Denial of Motions for Summary Judgment
The court ultimately denied the defendants' motions for summary judgment, emphasizing that genuine issues of material fact remained unresolved. The defendants had sought to dismiss the case based on the committee's findings and the statute of limitations, but the court identified factual disputes that warranted further examination. In particular, the court was not convinced by the evidence presented by the defendants to establish the plaintiffs' prior knowledge of the alleged violations. The court stated that it could not accept the defendants' claims without a thorough investigation of the factual context surrounding the plaintiffs' allegations. Thus, the court determined that both the motion to terminate based on the committee's report and the motion for summary judgment were unjustified due to the outstanding questions of fact that could not be conclusively settled at that stage of the proceedings.

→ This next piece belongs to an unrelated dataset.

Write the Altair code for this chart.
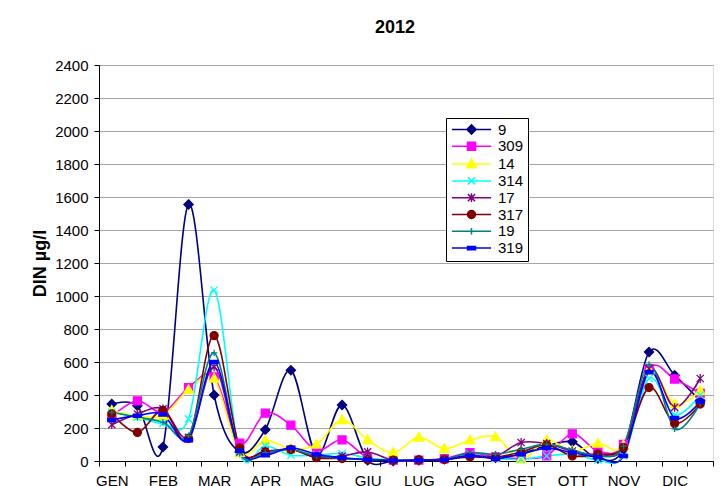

Motions for Reconsideration and Amendment
In a subsequent ruling, the court addressed the defendants' motion for reconsideration of its earlier decision, asserting that the court had applied the summary judgment standard incorrectly. The court clarified that it had not utilized that standard when evaluating the motion to terminate the derivative action but had instead focused on the independence of the committee and the validity of the statute of limitations. The court rejected the defendants' claims, reaffirming that they had not fulfilled their burden to prove the committee's independence and good faith. Additionally, the court denied the defendants' request to amend its order for the purpose of allowing an appeal, stating that the issues raised did not involve controlling questions of law. The court maintained that factual disputes must be resolved before any appeal could be considered, thereby upholding its prior decisions and confirming the ongoing viability of the plaintiffs' claims.